THE BUZZ
Yesterday, SP Setia announced to Bursa Malaysia that its
wholly owned subsidiary has entered
into a sale purchase agreement
with Penang Realty SB for the proposed purchase of approximately 21.3 acres of
freehold land at Lot 1343 Mukim 18, Daerah Timor Laut, Penang for a purchase
consideration of about RM185.6m.
OUR TAKE
More on the deal.
The 21.3-acre land constitutes a portion of the First Grade land held under GRN
16798 for Lot 1343, Mukim 18, Northeast District, Penang with a total area of 23.69 acres. First Grade land is a special
title in Penang which does not carry any
specific category of land use and such land does not need to be converted for
housing development. The remaining portion of 2.38 acres will be retained by
the vendor. The land can be currently
accessed using Jalan Lembah Permai via the land’s eastern boundary. The land is
located about 10 minutes away from international beach resorts along Jalan Batu
Ferringhi and approximately 15 minutes from Georgetown. At RM200psf, the
land appears to be priced on the high side relative to the historical transacted prices.

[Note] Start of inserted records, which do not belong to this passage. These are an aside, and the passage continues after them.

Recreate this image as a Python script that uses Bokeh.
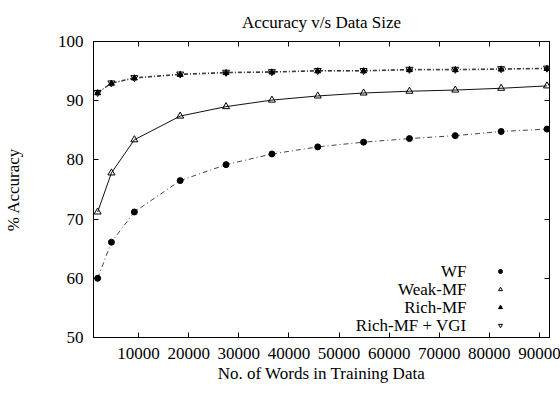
from bokeh.plotting import figure
from bokeh.models import FixedTicker, LinearAxis, Legend, LegendItem, Range1d, Label
from bokeh.embed import file_html
from bokeh.resources import INLINE

# ---- data ----
words = [1830, 4575, 9150, 18300, 27450, 36600, 45750, 54900, 64050, 73200, 82350, 91500]
wf = [60.0, 66.1, 71.2, 76.5, 79.2, 81.0, 82.2, 83.0, 83.6, 84.1, 84.8, 85.2]
weak_mf = [71.2, 77.8, 83.4, 87.4, 89.0, 90.1, 90.8, 91.3, 91.6, 91.8, 92.1, 92.5]
rich_mf = [91.3, 92.9, 93.8, 94.4, 94.7, 94.8, 95.0, 95.0, 95.2, 95.2, 95.3, 95.4]
rich_mf_vgi = [91.4, 93.0, 93.9, 94.5, 94.8, 94.9, 95.1, 95.1, 95.3, 95.3, 95.4, 95.5]
series_names = ["WF", "Weak-MF", "Rich-MF", "Rich-MF + VGI"]
x_ticks = [10000, 20000, 30000, 40000, 50000, 60000, 70000, 80000, 90000]
y_ticks = [50, 60, 70, 80, 90, 100]
title_text = "Accuracy v/s Data Size"

FONT = "Liberation Serif"
FS = "17px"
FW, FH = 456, 296

p = figure(
    frame_width=FW, frame_height=FH,
    min_border_left=87, min_border_right=17, min_border_top=41, min_border_bottom=59,
    x_range=Range1d(1000, 92000), y_range=Range1d(50, 100),
    output_backend="svg", toolbar_location=None,
    title=title_text,
)
p.title.text_font = FONT
p.title.text_font_size = FS
p.title.text_font_style = "normal"
p.title.text_color = "black"
p.title.align = "center"
p.title.offset = 0
p.title.vertical_align = "top"
p.title.standoff = 15

p.xgrid.visible = False
p.ygrid.visible = False
p.outline_line_color = "black"
p.outline_line_width = 1
p.background_fill_color = "white"
p.border_fill_color = "white"

def style_axis(ax, ticks, labels=True):
    ax.ticker = FixedTicker(ticks=ticks)
    ax.major_tick_in = 5
    ax.major_tick_out = 0
    ax.minor_tick_line_color = None
    ax.axis_line_color = "black"
    ax.major_tick_line_color = "black"
    if labels:
        ax.major_label_text_font = FONT
        ax.major_label_text_font_size = FS
        ax.major_label_text_color = "black"
        ax.major_label_standoff = 10
        ax.axis_label_text_font = FONT
        ax.axis_label_text_font_size = FS
        ax.axis_label_text_font_style = "normal"
        ax.axis_label_text_color = "black"
    else:
        ax.major_label_text_color = None
        ax.major_label_text_font_size = "1px"
        ax.major_label_standoff = 0

style_axis(p.xaxis[0], x_ticks)
style_axis(p.yaxis[0], y_ticks)
p.xaxis[0].axis_label = "No. of Words in Training Data"
p.xaxis[0].axis_label_standoff = 2
p.yaxis[0].axis_label = "% Accuracy"
p.yaxis[0].axis_label_standoff = 32

top_ax = LinearAxis()
style_axis(top_ax, x_ticks, labels=False)
p.add_layout(top_ax, "above")
right_ax = LinearAxis()
style_axis(right_ax, y_ticks, labels=False)
p.add_layout(right_ax, "right")

# lines
p.line(words, wf, line_color="#444444", line_width=1, line_dash="5 3 1 3")
p.line(words, weak_mf, line_color="#111111", line_width=1)
p.line(words, rich_mf, line_color="#333333", line_width=1, line_dash="4 2 1 2")
p.line(words, rich_mf_vgi, line_color="#333333", line_width=1, line_dash="4 2 1 2")

# markers
r_wf = p.scatter(words, wf, marker="circle", size=6, fill_color="black", line_color="black")
r_weak = p.scatter(words, weak_mf, marker="triangle", size=7, fill_color=None, line_color="black")
r_rich = p.scatter(words, rich_mf, marker="triangle", size=6, fill_color="black", line_color="black")
r_vgi = p.scatter(words, rich_mf_vgi, marker="inverted_triangle", size=7, fill_color=None, line_color="black")
renderers = [r_wf, r_weak, r_rich, r_vgi]

# legend: markers via Legend (labels hidden), texts right-aligned on their left
legend = Legend(
    items=[LegendItem(label=n, renderers=[r]) for n, r in zip(series_names, renderers)],
    location=(402, 3),
    glyph_width=10, glyph_height=18,
    label_height=18, label_standoff=0, label_width=1,
    label_text_color=None, label_text_font_size="1px",
    padding=0, margin=0, spacing=0,
    background_fill_alpha=0, border_line_color=None,
)
p.add_layout(legend, "center")

row_h = 18
for i, n in enumerate(series_names):
    p.add_layout(Label(
        x=373, y=3 + row_h * (len(series_names) - 1 - i) + row_h / 2,
        x_units="screen", y_units="screen", text=n,
        text_align="right", text_baseline="middle",
        text_font=FONT, text_font_size=FS, text_color="black",
    ))

open("out.html", "w").write(file_html(p, INLINE))
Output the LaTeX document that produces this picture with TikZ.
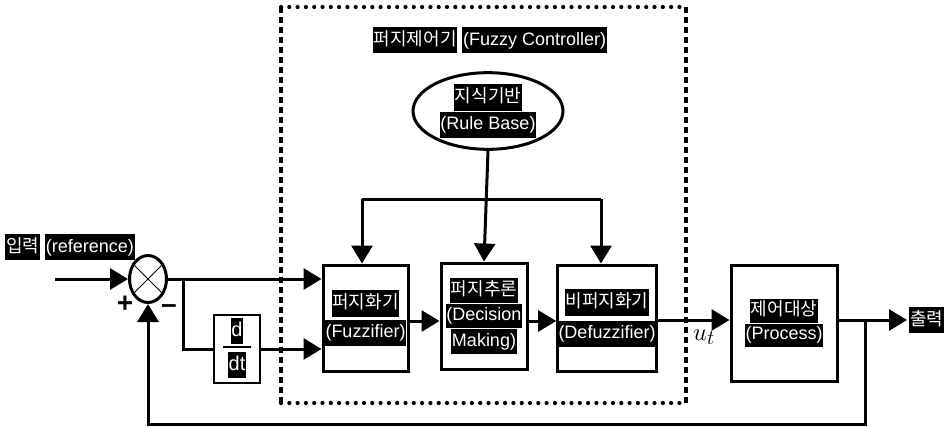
\documentclass[tikz,border=0pt]{standalone}
\usepackage{fontspec}
\setmainfont{Liberation Sans}
\newfontfamily\kr{Noto Sans CJK KR}
\usetikzlibrary{arrows.meta,shapes.geometric}
\newcommand{\hl}[1]{{\setlength\fboxsep{0.8pt}\colorbox{black}{\textcolor{white}{\strut #1}}}}
\tikzset{
  blk/.style={draw,line width=3pt,rectangle,inner sep=0pt,align=center,font=\fontsize{18}{25}\selectfont},
  arr/.style={line width=3pt,-{Triangle[length=18pt,width=21pt]}},
  ln/.style={line width=3pt},
  txt/.style={inner sep=0pt,align=center,font=\fontsize{18}{25}\selectfont},
  hdot/.style={line width=4.2pt,line cap=round,dash pattern=on 0pt off 8.3pt},
  vdash/.style={line width=3.4pt,dash pattern=on 6pt off 4pt}
}
\begin{document}
\begin{tikzpicture}[x=1pt,y=-1pt]
\useasboundingbox (0,0) rectangle (949,426);
% controller frame
\coordinate (f1) at (281,7);
\coordinate (f2) at (686,7);
\coordinate (f3) at (686,403);
\coordinate (f4) at (281,403);
\draw[hdot] (f1) -- (f2);
\draw[hdot] (f4) -- (f3);
\draw[vdash] (f1) -- (f4);
\draw[vdash] (f2) -- (f3);
\node[txt] (title) at (490,40) {\hl{\kr 퍼지제어기} \hl{(Fuzzy Controller)}};
% nodes
\node[blk,ellipse,minimum width=150pt,minimum height=74pt] (rule) at (488,111)
  {\hl{\kr 지식기반}\\\hl{(Rule Base)}};
\node[draw,ellipse,line width=3pt,minimum width=37pt,minimum height=47pt,inner sep=0pt] (sum) at (148,279) {};
\draw[line width=1pt] (sum.45) -- (sum.225);
\draw[line width=1pt] (sum.135) -- (sum.-45);
\node[blk,minimum width=85pt,minimum height=106pt] (fuzz) at (365.5,318)
  {\hl{\kr 퍼지화기}\\[2pt]\hl{(Fuzzifier)}};
\node[blk,minimum width=86pt,minimum height=106pt,font=\fontsize{18}{23}\selectfont] (dec) at (484,316)
  {\hl{\kr 퍼지추론}\\\hl{(Decision}\\\hl{Making)}};
\node[blk,minimum width=92pt,minimum height=106pt] (defuzz) at (607,318)
  {\hl{\kr 비퍼지화기}\\[4pt]\hl{(Defuzzifier)}};
\node[blk,minimum width=106pt,minimum height=116pt,font=\fontsize{18}{22}\selectfont] (proc) at (784,323)
  {\hl{\kr 제어대상}\\\hl{(Process)}};
\node[draw,line width=2pt,minimum width=46pt,minimum height=68pt,inner sep=0pt] (ddt) at (237,349) {};
\node[txt,font=\fontsize{20}{25}\selectfont] (dn) at (237,331) {\hl{d}};
\node[txt,font=\fontsize{20}{25}\selectfont] (dtn) at (237,365) {\hl{dt}};
\draw[line width=1.2pt] (223,347) -- (251,347);
% labels
\node[txt] (inlab) at (70,247) {\hl{\kr 입력} \hl{(reference)}};
\node[txt,font=\fontsize{28}{28}\selectfont\bfseries] (plus) at (125,304) {+};
\node[txt,font=\fontsize{28}{28}\selectfont\bfseries] (minus) at (169,309) {\textendash};
\node[txt,font=\fontsize{28}{28}\selectfont] (ut) at (704,337) {$u_t$};
\node[txt,anchor=west] (outlab) at (909,320) {\hl{\kr 출력}};
% coordinates
\coordinate (inc) at (55,279);
\coordinate (br) at (183,281);
\coordinate (jl) at (362,199);
\coordinate (jr) at (601,199);
\coordinate (outc) at (907,320);
\coordinate (fb) at (865,320);
% connectors
\draw[arr] (inc) -- (sum.west);
\draw[arr] (sum.east) -- (sum.east -| fuzz.west);
\draw[ln] (br) |- (ddt.west);
\draw[arr] (ddt.east) -- (ddt.east -| fuzz.west);
\draw[arr] (fuzz.east |- 0,321) -- (dec.west |- 0,321);
\draw[arr] (dec.east |- 0,321) -- (defuzz.west |- 0,321);
\draw[arr] (defuzz.east |- 0,320) -- (proc.west |- 0,320);
\draw[arr] (proc.east |- outc) -- (outc);
\draw[arr] (fb) -- ++(0,104) -| (sum.south);
\draw[arr] (rule.south) -- (dec.north);
\draw[ln] (jl) -- (jr);
\draw[arr] (jl) -- (jl |- fuzz.north);
\draw[arr] (jr) -- (jr |- defuzz.north);
\end{tikzpicture}
\end{document}
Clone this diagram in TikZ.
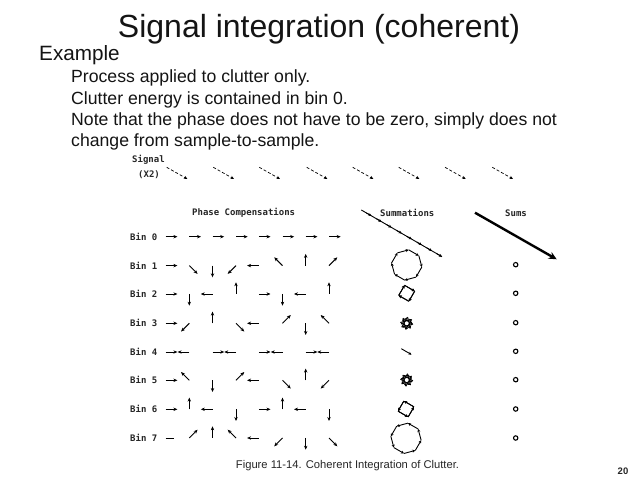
\documentclass[tikz,border=0pt]{standalone}
\usepackage{fontspec}
\setmainfont{Liberation Sans}
\newfontfamily\scanfont{DejaVu Sans Mono}
\usetikzlibrary{arrows.meta,calc}
\tikzset{
  title/.style={anchor=base,inner sep=0pt,text=black!92,font=\fontsize{32}{34}\selectfont},
  lead/.style={anchor=base west,inner sep=0pt,text=black!92,font=\fontsize{20.7}{24}\selectfont},
  body/.style={anchor=base west,inner sep=0pt,text=black!92,font=\fontsize{17.65}{22}\selectfont},
  scan/.style={anchor=west,inner sep=0pt,text=black!85,font=\scanfont\bfseries\fontsize{9}{10}\selectfont},
  caption/.style={anchor=center,inner sep=0pt,text=black!85,font=\fontsize{11.2}{13}\selectfont},
  pageno/.style={anchor=center,inner sep=0pt,text=black!85,font=\bfseries\fontsize{9.5}{11}\selectfont},
  vec/.style={line width=0.95pt,-{Stealth[length=4pt,width=3.4pt]}},
  sig/.style={line width=0.7pt,densely dashed,-{Stealth[length=3.6pt,width=3.2pt]}},
  sumvec/.style={line width=0.9pt,-{Stealth[length=3pt,width=3pt]}},
  ring/.style={draw,line width=1.1pt,circle,minimum size=4.4pt,inner sep=0pt},
  bigvec/.style={line width=2.4pt,-{Stealth[length=8pt,width=7.5pt]}}
}
\begin{document}
\begin{tikzpicture}[x=1pt,y=-1pt]
\useasboundingbox (0,0) rectangle (638,478);
\fill[white] (0,0) rectangle (638,478);
\node[title] (ttl) at (319,38) {Signal integration (coherent)};
\node[lead] (ex) at (39,61) {Example};
\node[body] (l1) at (71,82.7) {Process applied to clutter only.};
\node[body] (l2) at (71,104.3) {Clutter energy is contained in bin 0.};
\node[body] (l3) at (71,125.7) {Note that the phase does not have to be zero, simply does not};
\node[body] (l4) at (71,146.7) {change from sample-to-sample.};
\node[scan] (sg) at (132,160) {Signal};
\node[scan] (x2) at (138,175) {(X2)};
\node[scan] (pc) at (192,213) {Phase Compensations};
\node[scan] (sm) at (380,213) {Summations};
\node[scan] (su) at (505,213) {Sums};
% signal arrows
\foreach \x in {166.7,213.3,259.3,306.7,352.7,398.7,445,492.3}
  \draw[sig] (\x,167.3) -- +(20.7,11.7);
% bins
\foreach \n/\r in {0/236.7,1/265.6,2/294,3/323.3,4/352,5/380.3,6/409.3,7/438}{
  \node[scan] (b\n) at (130,\r) {Bin \n};
  \foreach \k/\c in {0/165.7,1/189.3,2/212.5,3/236,4/258.8,5/282.5,6/305.7,7/329}{
    \pgfmathsetmacro{\ang}{45*\n*\k}
    \ifnum\n\k=70
      \draw[line width=0.95pt] (\c,\r) -- +(\ang:8);
    \else
      \draw[vec] (\c,\r) -- +(\ang:11.7);
    \fi
  }
}
% summations
\draw[sumvec,-] (361.3,210) -- (442,256.7);
\foreach \k in {1,...,8}
  \draw[sumvec] ($(361.3,210)!{(\k-0.5)/8}!(442,256.7)$) -- ($(361.3,210)!{\k/8}!(442,256.7)$);
\foreach \n/\cx/\cy in {1/406.7/265,2/406.7/293.3,3/406.7/323.3,5/406.7/380,6/406/409,7/406/438.3}{
  \pgfmathsetmacro{\th}{45*\n}
  \pgfmathsetmacro{\rad}{11.7/(2*sin(\th/2))}
  \foreach \k in {0,...,7}{
    \pgfmathsetmacro{\aone}{30+\th*\k-90-\th/2}
    \pgfmathsetmacro{\atwo}{\aone+\th}
    \draw[sumvec] (\cx,\cy) ++(\aone:\rad) -- ($(\cx,\cy)+(\atwo:\rad)$);
  }
}
\draw[sumvec] (401.3,348.7) -- (411.5,354.6);
% sums
\foreach \n/\r in {1/264.7,2/293.3,3/322.7,4/351.3,5/379.7,6/409,7/438}
  \node[ring] (r\n) at (515.7,\r) {};
\draw[bigvec] (475,212.7) -- (556.7,259.3);
\node[caption] (cap) at (347.5,465.5) {Figure 11-14. Coherent Integration of Clutter.};
\node[pageno] (pg) at (623,471) {20};
\end{tikzpicture}
\end{document}
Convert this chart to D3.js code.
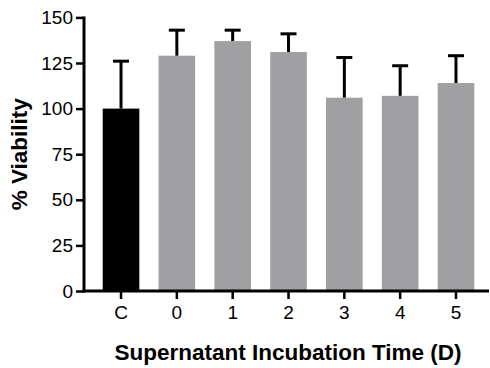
<!DOCTYPE html>
<html>
<head>
<meta charset="utf-8">
<script src="https://cdn.jsdelivr.net/npm/d3@7.9.0/dist/d3.min.js"></script>
<style>
  html, body { margin: 0; padding: 0; background: #fff; }
  svg text { font-family: "Liberation Sans", Arial, sans-serif; }
</style>
</head>
<body>
<div id="chart"></div>
<script>
// data
const groups = ['C', '0', '1', '2', '3', '4', '5'];
const viability = [100, 129, 137, 131, 106, 107, 114];
const errorTop = [126, 143, 143, 141, 128, 123.5, 129];
const yTicks = [0, 25, 50, 75, 100, 125, 150];

const width = 490, height = 368;
const axisLeftX = 84, axisEndX = 489;
const y0 = 291, yTop = 17.4;

const svg = d3.select('#chart').append('svg')
  .attr('width', width)
  .attr('height', height);

const x = d3.scaleBand()
  .domain(groups)
  .range([93.1, 483.9])
  .paddingInner(0.344)
  .paddingOuter(0.172);

const y = d3.scaleLinear()
  .domain([0, 150])
  .range([y0, yTop]);

const rows = groups.map((g, i) => ({ g, v: viability[i], e: errorTop[i] }));

// bars
svg.selectAll('rect.bar')
  .data(rows)
  .join('rect')
  .attr('class', 'bar')
  .attr('x', d => x(d.g))
  .attr('y', d => y(d.v))
  .attr('width', x.bandwidth())
  .attr('height', d => y0 - y(d.v))
  .attr('fill', d => d.g === 'C' ? '#000' : '#a0a0a3');

// error bars (upper only)
const eb = svg.append('g').attr('stroke', '#000').attr('stroke-width', 3);
eb.selectAll('line.stem')
  .data(rows)
  .join('line')
  .attr('x1', d => x(d.g) + x.bandwidth() / 2)
  .attr('x2', d => x(d.g) + x.bandwidth() / 2)
  .attr('y1', d => y(d.v))
  .attr('y2', d => y(d.e));
eb.selectAll('line.cap')
  .data(rows)
  .join('line')
  .attr('x1', d => x(d.g) + x.bandwidth() / 2 - 8)
  .attr('x2', d => x(d.g) + x.bandwidth() / 2 + 8)
  .attr('y1', d => y(d.e))
  .attr('y2', d => y(d.e));

// y axis
const yAxis = svg.append('g')
  .attr('transform', `translate(${axisLeftX},0)`)
  .call(d3.axisLeft(y).tickValues(yTicks).tickSize(8).tickPadding(3));
yAxis.select('.domain').remove();
yAxis.selectAll('.tick line').attr('stroke', '#000').attr('stroke-width', 2.5);
yAxis.selectAll('text').attr('fill', '#000').style('font-size', '19px');

// x axis
const xAxis = svg.append('g')
  .attr('transform', `translate(0,${y0})`)
  .call(d3.axisBottom(x).tickSize(8).tickPadding(7));
xAxis.select('.domain').remove();
xAxis.selectAll('.tick line').attr('stroke', '#000').attr('stroke-width', 2.5);
xAxis.selectAll('text').attr('fill', '#000').style('font-size', '19px');

// axis lines
svg.append('line')
  .attr('x1', axisLeftX).attr('x2', axisLeftX)
  .attr('y1', y(150) - 1).attr('y2', y0 + 1.5)
  .attr('stroke', '#000').attr('stroke-width', 3);
svg.append('line')
  .attr('x1', axisLeftX - 1.5).attr('x2', axisEndX)
  .attr('y1', y0).attr('y2', y0)
  .attr('stroke', '#000').attr('stroke-width', 3);

// titles
svg.append('text')
  .attr('x', 288)
  .attr('y', 360)
  .attr('text-anchor', 'middle')
  .style('font-size', '22.5px')
  .style('font-weight', 'bold')
  .text('Supernatant Incubation Time (D)');

svg.append('text')
  .attr('transform', `translate(27,${(y0 + yTop) / 2}) rotate(-90)`)
  .attr('text-anchor', 'middle')
  .style('font-size', '22.5px')
  .style('font-weight', 'bold')
  .text('% Viability');
</script>
</body>
</html>
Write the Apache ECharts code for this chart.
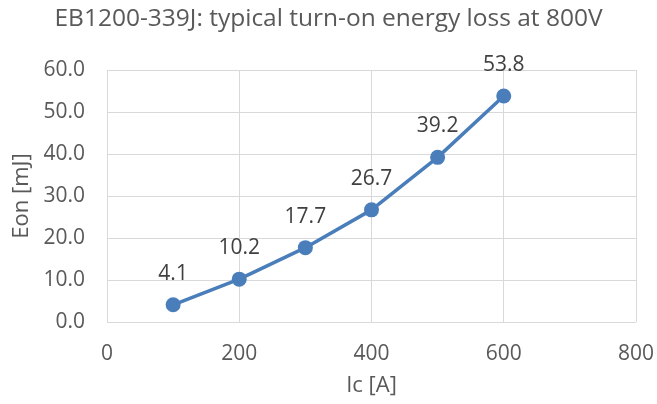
<!DOCTYPE html>
<html>
<head>
<meta charset="utf-8">
<script src="https://cdn.jsdelivr.net/npm/echarts@6/dist/echarts.min.js"></script>
<style>
  html, body { margin: 0; padding: 0; background: #fff; }
  #chart { width: 657px; height: 404px; }
</style>
</head>
<body>
<div id="chart"></div>
<script>
// Collector current (A) and turn-on energy (mJ)
const currentA = [100, 200, 300, 400, 500, 600];
const eonMJ = [4.1, 10.2, 17.7, 26.7, 39.2, 53.8];

const FONT = '"Open Sans", "Liberation Sans", sans-serif';

const chart = echarts.init(document.getElementById('chart'), null, { renderer: 'canvas' });
chart.setOption({
  animation: false,
  backgroundColor: '#ffffff',
  title: {
    text: 'EB1200-339J: typical turn-on energy loss at 800V',
    left: 'center',
    top: 2,
    textStyle: { fontFamily: FONT, fontSize: 24.5, fontWeight: 'normal', color: '#595959' }
  },
  grid: { left: 107, right: 19, top: 70, bottom: 82 },
  xAxis: {
    type: 'value',
    min: 0, max: 800, interval: 200,
    name: 'Ic [A]',
    nameLocation: 'middle',
    nameGap: 53,
    nameTextStyle: { fontFamily: FONT, fontSize: 22, color: '#595959' },
    axisLine: { show: false },
    axisTick: { show: false },
    axisLabel: { fontFamily: FONT, fontSize: 21, color: '#595959', margin: 22 },
    splitLine: { show: true, lineStyle: { color: '#d9d9d9', width: 1 } }
  },
  yAxis: {
    type: 'value',
    min: 0, max: 60, interval: 10,
    name: 'Eon [mJ]',
    nameLocation: 'middle',
    nameGap: 74,
    nameTextStyle: { fontFamily: FONT, fontSize: 22, color: '#595959' },
    axisLine: { show: false },
    axisTick: { show: false },
    axisLabel: {
      fontFamily: FONT, fontSize: 21, color: '#595959', margin: 22,
      formatter: v => v.toFixed(1)
    },
    splitLine: { show: true, lineStyle: { color: '#d9d9d9', width: 1 } }
  },
  series: [{
    type: 'line',
    data: currentA.map((x, i) => [x, eonMJ[i]]),
    symbol: 'circle',
    symbolSize: 15,
    lineStyle: { color: '#4a7ebb', width: 3.5 },
    itemStyle: { color: '#4a7ebb' },
    label: {
      show: true,
      position: 'top',
      distance: 13,
      fontFamily: FONT,
      fontSize: 21,
      color: '#404040',
      formatter: p => p.value[1].toFixed(1)
    }
  }]
});
</script>
</body>
</html>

Nevertheless, we think that there is a
premium attached to its First Grade land
title. SP Setia intends to develop the
land into an eco-themed mixedresidential
development, comprising terraced houses and condominiums, with an estimated gross development value (GDV) of RM1.1bn. We
view the acquisition positively as it is in line with SP Setia’s strategy of increasing its presence in Penang, which
is one of the favourite destinations for local and foreign property
investors.
Maintain Trading Buy. We continue to value SP Setia based on 2.3x
FY12 P/NTA, which is equivalent to the stock’s 5-year historical average P/NTA,
and arrive at our unchanged FV of RM4.34.